Answer

**step1** Understanding the equation

The given problem is an equation: $$12x+6=2(6x+1)$$. This equation describes a balance between two quantities. On the left side, we have $$12x+6$$. On the right side, we have $$2(6x+1)$$. Our goal is to understand if there is a value for 'x' that makes this balance true.

**step2** Simplifying the right side of the equation

Let's look at the right side of the equation: $$2(6x+1)$$. This means we have 2 groups of the quantity $$(6x+1)$$. We can think of this as adding the quantity to itself: $$(6x+1) + (6x+1)$$.
When we combine these groups, we add the 'x' terms together: $$6x + 6x = 12x$$.
And we add the constant numbers together: $$1 + 1 = 2$$.
So, the expression $$2(6x+1)$$ simplifies to $$12x+2$$.

**step3** Comparing the two sides of the equation

Now, our original equation can be written as: $$12x+6=12x+2$$.
We can see that both sides of the equation include the term $$12x$$.
This means that for the two sides to be equal, the remaining parts must also be equal.
On the left side, after considering the $$12x$$, we have $$+6$$.
On the right side, after considering the $$12x$$, we have $$+2$$.
So, for the equation to be true, we need to check if $$6$$ is equal to $$2$$.
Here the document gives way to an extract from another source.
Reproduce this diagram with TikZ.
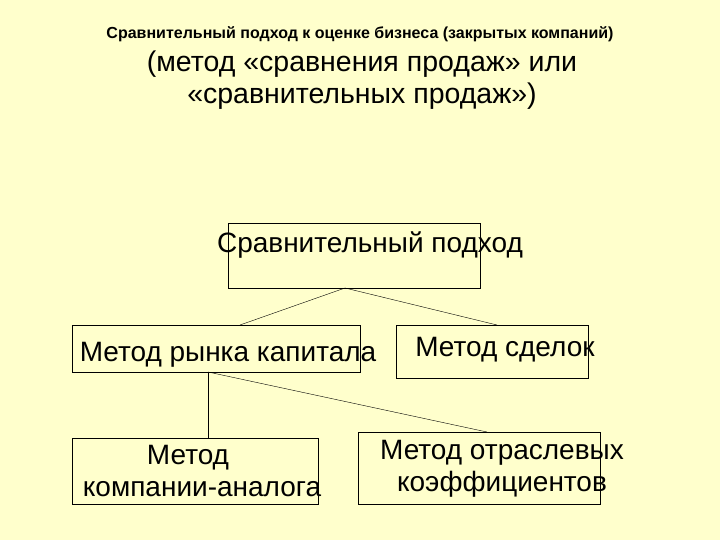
\documentclass[tikz,border=0pt]{standalone}
\usepackage{fontspec}
\setmainfont{Liberation Sans}
\tikzset{
    frame box/.style={draw=black, thin, rectangle, inner sep=0pt},
    box text/.style={font=\fontsize{28}{32}\selectfont, align=center, inner sep=0pt},
}
\begin{document}
\begin{tikzpicture}[x=1pt,y=-1pt]
\fill[fill={rgb,255:red,255;green,255;blue,204}] (0,0) rectangle (720,540);
\useasboundingbox (0,0) rectangle (720,540);

\node[font=\fontsize{16}{18}\selectfont\bfseries] at (360,34) (title) {Сравнительный подход к оценке бизнеса (закрытых компаний)};
\node[font=\fontsize{28.5}{32}\selectfont, align=center] at (362,80) (subtitle) {(метод «сравнения продаж» или\\«сравнительных продаж»)};

% boxes
\node[frame box, minimum width=252, minimum height=65] at (354,255.5) (top) {};
\node[frame box, minimum width=288, minimum height=47] at (216,348.5) (market) {};
\node[frame box, minimum width=192, minimum height=53] at (492,351.5) (deals) {};
\node[frame box, minimum width=246, minimum height=66] at (195,471) (analog) {};
\node[frame box, minimum width=242, minimum height=72] at (479,468) (ratios) {};

% texts
\node[box text] at (370,245) (topText) {Сравнительный подход};
\node[box text] at (228,355) (marketText) {Метод рынка капитала};
\node[box text] at (505,350) (dealsText) {Метод сделок};
\node[box text] at (202,471) (analogText) {\hspace*{-28pt}Метод\\компании-аналога};
\node[box text] at (502,469) (ratiosText) {Метод отраслевых\\коэффициентов};

% connectors
\coordinate (topFoot) at (345,288);
\coordinate (marketFoot) at (208,372);
\draw (topFoot) -- (240,325);
\draw (topFoot) -- (497,325);
\draw (marketFoot) -- (marketFoot |- analog.north);
\draw (marketFoot) -- (487,432);
\end{tikzpicture}
\end{document}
**step4** Determining if the equation can be true

We know that the number $$6$$ is not equal to the number $$2$$. They are different quantities.
Since $$6 \neq 2$$, the statement $$12x+6 = 12x+2$$ can never be true, no matter what number 'x' represents.
This means that there is no value for 'x' that can make the original equation true. The equation has no solution.